Kentucky Fried Bonds

A Supreme Court case on state exemptions of interest income from muni bonds could fire up big changes in the bond market.
July 1, 2007
John E. Petersen
By John E. Petersen  |  Columnist
John E. Petersen was GOVERNING's Public Finance columnist. He was a Professor of Public Policy and Finance at the George Mason School of Public Policy.

For more than a year now, the municipal bond market has been dealing with a small fire in the legal oven. An appellate court decision in Kentucky (Davis et. al. v. Department of Revenue) held that the state could not exempt investors from state taxes on the interest income from its bonds while denying the same exemption on muni bonds issued by other states.

Kentucky is not the only state to have such an exclusion - some 40 other states do as well. It's a major attraction in single-state bond funds and in-state college savings programs, as well as for individual investors in bonds. The idea is to induce citizens to hold bonds issued in their own state, thereby improving the market for those bonds and lowering borrowing costs. The Kentucky appellate court decision found, however, that such discrimination was in violation of the U.S. Constitution's Commerce Clause, which generally prohibits states from discriminating among activities in such ways as to restrict interstate commerce. The court said the state's tax policy did just that by favoring Kentucky municipal bonds over those issued in other states.

Last summer, the Kentucky Supreme Court refused to take up an appeal, but this past May, the U.S. Supreme Court decided to hear the case.

The practical consequences of the Kentucky case are considerable. States do lots of things to encourage in-state activities using their regulatory and taxing powers. The purposes for which those powers may be used have been on the judicial firing line before, leaving a very muddy terrain in terms of what states can and can't do. In the case of tax preferences, many states have tax policies that favor in-state activities, not only for their own debt obligations but also for private debt and equity income, such as dividends paid by in-state corporations. Conflicting judicial decisions have arisen. For example, an Ohio court faced with pretty much the same facts came to an opposite decision from that in Kentucky, holding that it was not a violation of the commerce clause to grant selective exemptions to in-state government obligations.

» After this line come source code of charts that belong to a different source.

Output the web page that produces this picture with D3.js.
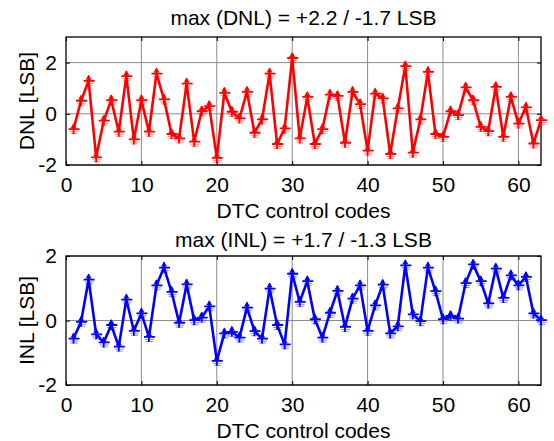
<!DOCTYPE html>
<html><head><meta charset="utf-8">
<script src="https://cdn.jsdelivr.net/npm/d3@7"></script>
<style>body{margin:0;background:#fff}svg{display:block}text{font-family:"Liberation Sans",Arial,sans-serif;fill:#000}</style>
</head><body>
<script>
const codes = d3.range(1, 64);
const dnl = [-0.6,0.51,1.29,-1.70,-0.27,0.53,-0.70,1.47,-1.0,0.53,-0.70,1.57,0.56,-0.79,-0.96,1.18,-1.09,0.10,0.30,-1.72,
 0.82,0.08,-0.18,0.86,-0.74,-0.22,1.57,-1.18,-0.57,2.18,-0.96,0.66,-1.18,-0.60,0.75,0.70,-1.13,0.86,0.38,-1.44,
 0.79,0.60,-1.57,0.21,1.86,-1.52,-0.22,1.64,-0.79,-0.90,0.10,-0.05,1.03,0.53,-0.51,-0.68,1.05,-0.90,0.66,-0.38,
 0.25,-1.16,-0.25];
const inl = [-0.56,-0.04,1.27,-0.43,-0.68,-0.14,-0.81,0.65,-0.32,0.22,-0.51,1.09,1.64,0.89,-0.07,1.12,0.01,0.09,0.44,-1.25,
 -0.40,-0.35,-0.53,0.40,-0.33,-0.56,0.99,-0.14,-0.74,1.45,0.58,1.22,0.04,-0.53,0.24,0.92,-0.20,0.68,1.09,-0.32,
 0.47,1.11,-0.40,-0.18,1.71,0.19,-0.02,1.64,0.91,0.04,0.14,0.06,1.16,1.74,1.22,0.53,1.61,0.70,1.40,1.09,
 1.35,0.22,0.01];
const xTicks = [0,10,20,30,40,50,60];
const yTicks = [-2,0,2];

const W = 554, H = 441;
const FS = "21px";
const svg = d3.select("body").append("svg").attr("width", W).attr("height", H);
const x = d3.scaleLinear().domain([0, 63]).range([66, 541]);

function panel(cfg) {
  const y = d3.scaleLinear().domain(cfg.ydom).range([cfg.bottom, cfg.top]);
  const g = svg.append("g");
  g.selectAll(".gx").data(xTicks.filter(t => t > 0)).enter().append("line")
    .attr("x1", d => x(d)).attr("x2", d => x(d)).attr("y1", cfg.top).attr("y2", cfg.bottom)
    .attr("stroke", "#8c8c8c").attr("stroke-width", 1);
  g.selectAll(".gy").data(yTicks).enter().append("line")
    .attr("y1", d => y(d)).attr("y2", d => y(d)).attr("x1", x(0)).attr("x2", x(63))
    .attr("stroke", "#8c8c8c").attr("stroke-width", 1);
  const gb = g.append("g").attr("transform", `translate(0,${cfg.bottom})`)
    .call(d3.axisBottom(x).tickValues(xTicks).tickSize(-4).tickPadding(12));
  const gt = g.append("g").attr("transform", `translate(0,${cfg.top})`)
    .call(d3.axisTop(x).tickValues(xTicks).tickSize(-4).tickFormat(""));
  const gl = g.append("g").attr("transform", `translate(${x(0)},0)`)
    .call(d3.axisLeft(y).tickValues(yTicks).tickSize(-4).tickPadding(9));
  const gr = g.append("g").attr("transform", `translate(${x(63)},0)`)
    .call(d3.axisRight(y).tickValues(yTicks).tickSize(-4).tickFormat(""));
  [gb, gt, gl, gr].forEach(a => {
    a.select(".domain").remove();
    a.selectAll("line").attr("stroke", "#000");
    a.selectAll("text").style("font-size", FS).style("font-family", '"Liberation Sans",Arial,sans-serif');
  });
  gl.selectAll("text").text(d => d < 0 ? "-" + Math.abs(d) : d);
  g.append("rect").attr("x", x(0)).attr("y", cfg.top).attr("width", x(63) - x(0)).attr("height", cfg.bottom - cfg.top)
    .attr("fill", "none").attr("stroke", "#000").attr("stroke-width", 1.3);
  const line = d3.line().x((d, i) => x(codes[i])).y(d => y(d));
  g.append("path").datum(cfg.data).attr("d", line).attr("fill", "none")
    .attr("stroke", cfg.color).attr("stroke-width", 2.6).attr("stroke-linejoin", "round");
  const mg = g.selectAll(".mk").data(cfg.data).enter().append("g")
    .attr("transform", (d, i) => `translate(${x(codes[i])},${y(d)})`);
  mg.append("path").attr("d", "M0,-6L-3,-1L3,-1Z").attr("fill", cfg.color);
  mg.append("path").attr("d", "M0,-5V5M-5,0H6").attr("stroke", cfg.color).attr("stroke-width", 1.8).attr("fill", "none");
  mg.append("path").attr("d", "M-4,2.5H5M-3,4.5H4").attr("stroke", cfg.color).attr("stroke-width", 1).attr("opacity", 0.45).attr("fill", "none");
  svg.append("text").attr("x", (x(0) + x(63)) / 2).attr("y", cfg.titleY).attr("text-anchor", "middle")
    .style("font-size", FS).text(cfg.title);
  svg.append("text").attr("x", (x(0) + x(63)) / 2).attr("y", cfg.bottom + 53).attr("text-anchor", "middle")
    .style("font-size", FS).text("DTC control codes");
  svg.append("text").attr("transform", `translate(34,${(cfg.top + cfg.bottom) / 2}) rotate(-90)`).attr("text-anchor", "middle")
    .style("font-size", FS).text(cfg.ylabel);
}

panel({top: 37, bottom: 165, ydom: [-2, 3], data: dnl, color: "#ff0000", titleY: 25,
  title: "max (DNL) = +2.2 / -1.7 LSB", ylabel: "DNL [LSB]"});
panel({top: 256, bottom: 385, ydom: [-2, 2], data: inl, color: "#0000ff", titleY: 247,
  title: "max (INL) = +1.7 / -1.3 LSB", ylabel: "INL [LSB]"});
</script>
</body></html>
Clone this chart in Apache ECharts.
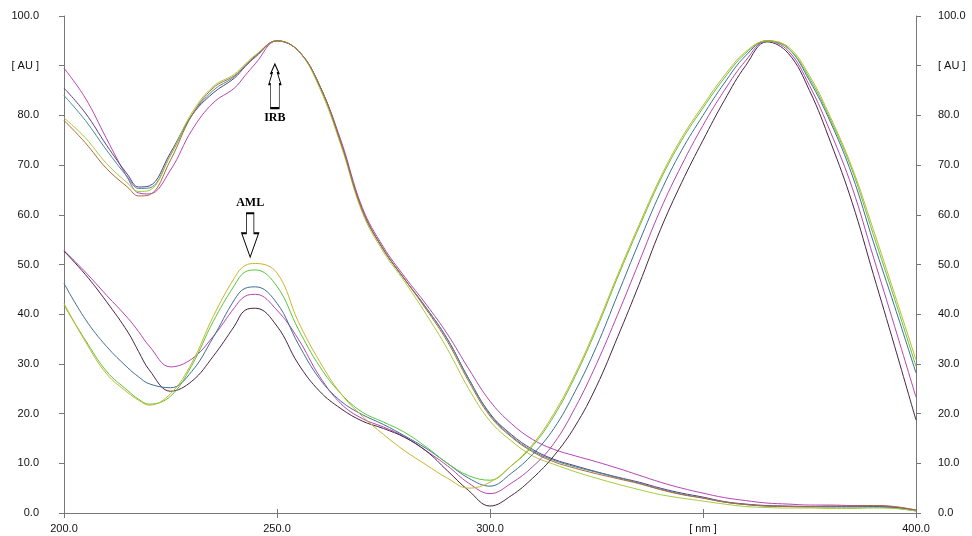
<!DOCTYPE html>
<html>
<head>
<meta charset="utf-8">
<script src="https://cdn.jsdelivr.net/npm/echarts@6/dist/echarts.min.js"></script>
<style>
  html, body { margin: 0; padding: 0; background: #fff; }
  #chart { width: 972px; height: 536px; }
</style>
</head>
<body>
<div id="chart"></div>
<script>
// wavelength grid (nm)
var wavelengths = [200,205,210,215,217.5,220,225,230,235,240,242.5,245,250,255,260,265,270,275,280,285,290,295,
  300,305,310,315,320,325,330,335,340,345,350,355,360,365,370,375,380,385,390,395,400];

// tick labels
var xTicks = [200, 250, 300, 350, 400];
var xTickLabels = ['200.0', '250.0', '300.0', '[ nm ]', '400.0'];
var yTicks = [0, 10, 20, 30, 40, 50, 60, 70, 80, 90, 100];
var yTickLabels = ['0.0', '10.0', '20.0', '30.0', '40.0', '50.0', '60.0', '70.0', '80.0', '[ AU ]', '100.0'];

// IRB spectra
var irbMagenta = [89.5,83.5,75.3,67.3,64.4,64.2,69,77,82.5,85.5,88,90.5, 95,93,86,75,61.5,53.5,47.5,42,36,29,
  22.5,18,14.8,12.8,11.5,10.3,9,7.6,6.2,5, 4,3.1,2.5,2,1.8,1.6,1.6,1.5,1.5,1.2, 0.6];
var irbPurple = [85.5,80.5,74,68,65.6,65.8,72.5,80,84.5,87.5,89.8,91.8, 95,93,86,74.5,61,53,47,41.3,35,27,
  20,15.8,12.8,10.8,9.5,8.3,7.2,6.2,5,4, 3.2,2.3,1.8,1.5,1.4,1.3,1.3,1.3,1.3,1.1, 0.5];
var irbTeal = [84,79,73,67.5,65.3,65.4,72,80,85,87.8,90,92, 95,93,86,74.5,61,53,47,41.3,35,27,
  19.8,15.5,12.5,10.6,9.3,8.2,7.1,6,4.8,3.8, 3,2.2,1.7,1.4,1.3,1.2,1.2,1.2,1.2,1, 0.4];
var irbGreen = [79.5,75.5,70.3,66.3,64.7,64.9,72,80.5,85.8,88.3,90.3,92.2, 95,93,85.5,74,60.5,52.5,46.5,40,33,25,
  18.5,14.5,11.5,9.8,8.3,7,5.8,4.7,3.7,3, 2.4,1.8,1.3,1.1,1,1,0.9,0.9,1,0.9, 0.4];
var irbBrown = [79,74.5,69.3,65.5,63.8,64,71,80,85.5,88,90,92, 95,93,86,74.5,61,53,47,41,34.5,26.5,
  19.5,15.3,12.3,10.3,9,7.9,6.9,5.9,4.7,3.7, 3,2.2,1.7,1.4,1.3,1.3,1.4,1.4,1.5,1.3, 0.6];

// AML spectra
var amlMagenta = [52.8,48.5,43.8,39.2,36.5,33.6,29.4,31,35.5,41.3,43.6,44, 40.8,35,27.5,22,19,17.3,15.3,12.5,9.5,6,
  3.9,6,9.3,14,21.2,30,40,50.5,61,70, 78,85,91,95,93,86,76.5,65.5,51.5,37.5, 23.3];
var amlPlum = [52.7,48,42.5,36.4,32.5,28.8,24.5,26.5,31.5,37.6,40.8,41.2, 37.6,30,24.5,21,18.5,17,15.2,12.5,8.5,4.5,
  1.4,3.5,7,11.5,17.5,25.5,35.5,46,57,66.5, 75,83,90,94.8,92.5,85,74.5,62.5,48,33.5, 18.7];
var amlSteel = [46.2,39,33.5,29.2,27.4,26,25.2,28.5,35.3,42.9,45.2,45.5, 42.2,34,27,22.5,19.8,17.8,15.5,13,10,7,
  5.4,8,11.8,17,24.5,33.5,44,54.5,64.5,73, 80,86.5,92,95,93.5,87,78.5,68,54.5,41.5, 28.2];
var amlGreen = [41.8,34.8,28.5,24.6,22.9,21.9,23.5,29.7,38.5,45.8,48.5,48.9, 45.6,37,29.5,24,20.3,18.3,16.2,13.3,10,7.5,
  6.6,9.5,13.5,19.5,27.5,37,47.5,57.5,67,75, 81.5,87.5,92.5,95,93.5,87.5,79,69,56,43, 29.5];
var amlYellow = [42.2,34.5,28,24.2,22.7,21.7,24,30.2,39.5,47.3,49.8,50.2, 48.3,38.5,30.5,24,19.5,15.8,12.5,9.7,7,5,
  6.2,9.5,13.8,20,28,37.5,48,58,67.5,75.5, 82,88,92.8,95,93.8,88,79.5,69.5,57,44, 30.8];

// annotation arrows: [nm, AU]
var irbArrow = [249.5, 85.9];
var amlArrow = [243.7, 55.9];

function pairs(vals) {
  return wavelengths.map(function (w, i) { return [w, vals[i]]; });
}

var spectra = [
  { name: 'IRB 1', data: irbMagenta, color: '#b545b5' },
  { name: 'IRB 2', data: irbPurple, color: '#5b3c8c' },
  { name: 'IRB 3', data: irbTeal, color: '#3f8f8c' },
  { name: 'IRB 4', data: irbGreen, color: '#a6cc3c' },
  { name: 'IRB 5', data: irbBrown, color: '#b0683c' },
  { name: 'AML 1', data: amlMagenta, color: '#b545b5' },
  { name: 'AML 2', data: amlPlum, color: '#4a2444' },
  { name: 'AML 3', data: amlSteel, color: '#3f6e94' },
  { name: 'AML 4', data: amlGreen, color: '#55c83c' },
  { name: 'AML 5', data: amlYellow, color: '#cbb52c' }
];

var arrowLabel = {
  show: true,
  color: '#000',
  fontFamily: 'Liberation Serif',
  fontWeight: 'bold',
  fontSize: 12
};

var series = spectra.map(function (s) {
  return {
    name: s.name,
    type: 'line',
    data: pairs(s.data),
    showSymbol: false,
    smooth: 0.4,
    lineStyle: { color: s.color, width: 1 },
    itemStyle: { color: s.color }
  };
});

series[0].markPoint = {
  silent: true,
  data: [
    {
      coord: irbArrow,
      symbol: 'path://M6,0 L8,9 L7.3,9 L9,20 L8.2,20 L8.2,44 L3.8,44 L3.8,20 L3,20 L4.7,9 L4,9 Z',
      symbolSize: [12, 44],
      itemStyle: { color: '#fff', borderColor: '#000', borderWidth: 1.2 },
      label: Object.assign({ formatter: 'IRB', position: 'bottom', distance: 3 }, arrowLabel)
    },
    {
      coord: amlArrow,
      symbol: 'path://M5.5,0 L12.5,0 L12.5,20 L17,20 L9,44 L1,20 L5.5,20 Z',
      symbolSize: [17, 44],
      itemStyle: { color: '#fff', borderColor: '#000', borderWidth: 1.2 },
      label: Object.assign({ formatter: 'AML', position: 'top', distance: 3 }, arrowLabel)
    }
  ]
};

var axisText = { color: '#111', fontFamily: 'Liberation Sans', fontSize: 11 };
var axisLineStyle = { show: true, lineStyle: { color: '#777', width: 1 } };

function lookup(ticks, labels) {
  return function (v) {
    var i = ticks.indexOf(Math.round(v));
    return i >= 0 ? labels[i] : '';
  };
}

var chart = echarts.init(document.getElementById('chart'));
chart.setOption({
  animation: false,
  backgroundColor: '#fff',
  grid: { left: 64, right: 56, top: 16, bottom: 23, outerBoundsMode: 'none' },
  xAxis: [
    {
      type: 'value', position: 'bottom', min: 200, max: 400, interval: 50,
      axisLine: axisLineStyle,
      axisTick: { show: true, length: 5, lineStyle: { color: '#777' } },
      axisLabel: Object.assign({ margin: 10, showMinLabel: true, showMaxLabel: true,
        formatter: lookup(xTicks, xTickLabels) }, axisText),
      splitLine: { show: false }
    },
    {
      type: 'value', position: 'top', min: 200, max: 400, interval: 50,
      axisLine: axisLineStyle,
      axisTick: { show: true, length: 4, lineStyle: { color: '#777' } },
      axisLabel: { show: false },
      splitLine: { show: false }
    }
  ],
  yAxis: [
    {
      type: 'value', position: 'left', min: 0, max: 100, interval: 10,
      axisLine: axisLineStyle,
      axisTick: { show: true, length: 5, lineStyle: { color: '#777' } },
      axisLabel: Object.assign({ margin: 25, formatter: lookup(yTicks, yTickLabels) }, axisText),
      splitLine: { show: false }
    },
    {
      type: 'value', position: 'right', min: 0, max: 100, interval: 10,
      axisLine: axisLineStyle,
      axisTick: { show: true, length: 5, lineStyle: { color: '#777' } },
      axisLabel: Object.assign({ margin: 22, formatter: lookup(yTicks, yTickLabels) }, axisText),
      splitLine: { show: false }
    }
  ],
  series: series
});
</script>
</body>
</html>
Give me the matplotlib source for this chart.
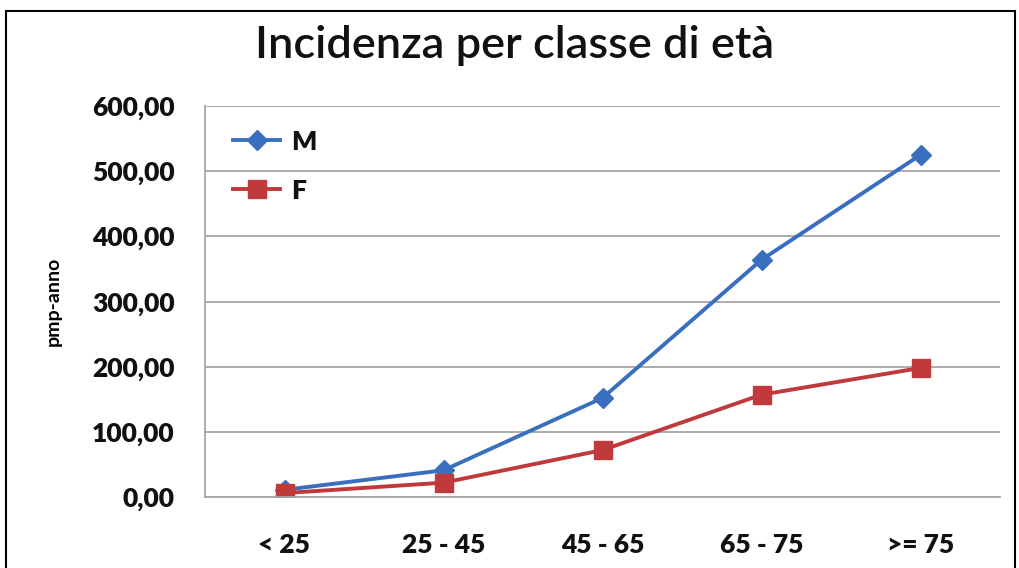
import matplotlib.pyplot as plt
from matplotlib.patches import Rectangle
from matplotlib.ticker import FuncFormatter

# ── Data ──────────────────────────────────────────────
CATEGORIES = ["< 25", "25 - 45", "45 - 65", "65 - 75", ">= 75"]
M_VALUES = [11, 41, 152, 364, 525]
F_VALUES = [6, 22, 72, 157, 198]

BLUE = "#3a6fbf"
RED = "#c0393b"

plt.rcParams["font.family"] = ["Lato", "DejaVu Sans"]

fig = plt.figure(figsize=(10.19, 5.68), dpi=100)
ax = fig.add_axes([205 / 1019, 1 - 497 / 568, 795 / 1019, 391 / 568])

x = range(len(CATEGORIES))
ax.plot(x, M_VALUES, color=BLUE, lw=2.8, marker="D", ms=10, label="M")
ax.plot(x, F_VALUES, color=RED, lw=2.8, marker="s", ms=13, label="F")

ax.set_xlim(-0.5, len(CATEGORIES) - 0.5)
ax.set_ylim(0, 600)
ax.set_yticks(range(0, 601, 100))
ax.yaxis.set_major_formatter(FuncFormatter(lambda v, _: f"{v:.2f}".replace(".", ",")))
ax.set_xticks(list(x), CATEGORIES)
ax.tick_params(axis="both", length=0, labelsize=19)
ax.tick_params(axis="y", pad=22)
ax.tick_params(axis="x", pad=26)
for lbl in ax.get_xticklabels() + ax.get_yticklabels():
    lbl.set_fontweight("heavy")
    lbl.set_color("#111111")

ax.grid(axis="y", color="#a6a6a6", lw=1.3)
ax.set_axisbelow(True)
for side in ("top", "right"):
    ax.spines[side].set_visible(False)
for side in ("left", "bottom"):
    ax.spines[side].set_color("#a6a6a6")
    ax.spines[side].set_linewidth(1.3)

ax.set_ylabel("pmp-anno", fontsize=14, fontweight="bold", labelpad=22)

leg = ax.legend(loc="upper left", frameon=False, fontsize=19, handlelength=1.8,
                handletextpad=0.4, borderaxespad=0.2, labelspacing=0.95,
                bbox_to_anchor=(0.015, 0.98))
for t in leg.get_texts():
    t.set_fontweight("heavy")
    t.set_color("#111111")

fig.text(515 / 1019, 1 - 45 / 568, "Incidenza per classe di età",
         ha="center", va="center", fontsize=32.5, fontweight="semibold",
         color="#111111")

# outer frame
fig.patches.append(Rectangle((6 / 1019, -0.05), 1009 / 1019, 1 - 11 / 568 + 0.05,
                             transform=fig.transFigure, fill=False,
                             edgecolor="black", lw=1.5))

fig.savefig("out.png", dpi=100)
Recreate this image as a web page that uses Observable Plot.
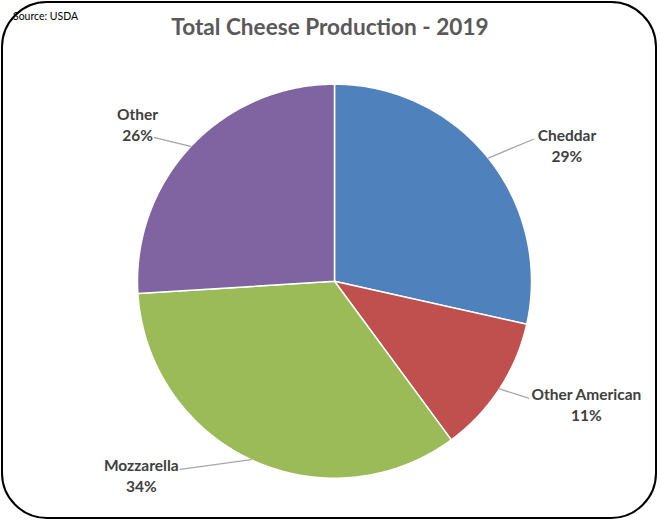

As a practical matter, no one knows the magnitude of the tax exemption now granted by states to in-state municipal bonds or how much state income tax is paid by bondholders that hold out-of-state bonds. But the inducement to hold in-state municipals is there. How much of that benefit the in-state investors get versus how much state and local borrowers enjoy in lowered borrowing costs depends on demand and supply. But states that have higher marginal rates (such as California and New York) can provide greater savings, and thus they tend to pay somewhat lower interest costs as their home-state investors compete for their bonds. States without an income tax (such as Texas) or those that do not provide tax-exemption for their in-state securities (such as Illinois) pay a bit more to borrow since they offer no in-state bond exemption. It is unlikely that a Supreme Court ruling supporting the Kentucky decision would be a financial disaster were it to apply only to future bond issues. But were it to be retrospective in application, applying to all outstanding bonds, that could lead to a huge fiscal, legal and administrative mess.

To get a sense of how the bond community views the Supreme Court's decision to take up the Kentucky case, I checked in with James Spiotto, the current president of the Society of Municipal Analysts. He noted that the Court, which had several previous opportunities to do so, took up the Kentucky appeal only after making a key decision (United Haulers v. Oneida-Herkimer) that effectively broadened the ability of states and localities to regulate solid waste disposal where the regulation involved government-owned (as opposed to privately-owned) facilities. Thus, a majority of the Court may want to sharpen the lines of where states and localities can regulate or tax in ways that do not run afoul of the commerce clause. With two opposing state-level decisions (Kentucky and Ohio) on the bond-exemption issue, there is a need to get things straight.

Spiotto notes that the justices may decide that the in-state exemption works only when it applies to "traditional" governmental activities. So, the Court might set forth guidance as to what constitutes "traditional" functions. That definition could erode the use of state tax exemption that is now available to various private-activity bonds where the legal owners of facilities are non-governmental entities.

It appears unlikely that the Supreme Court will fan a small bond fire into a three-alarm blaze. But states have had a long menu of ways to favor in-state municipal bonds, and some of them may get singed.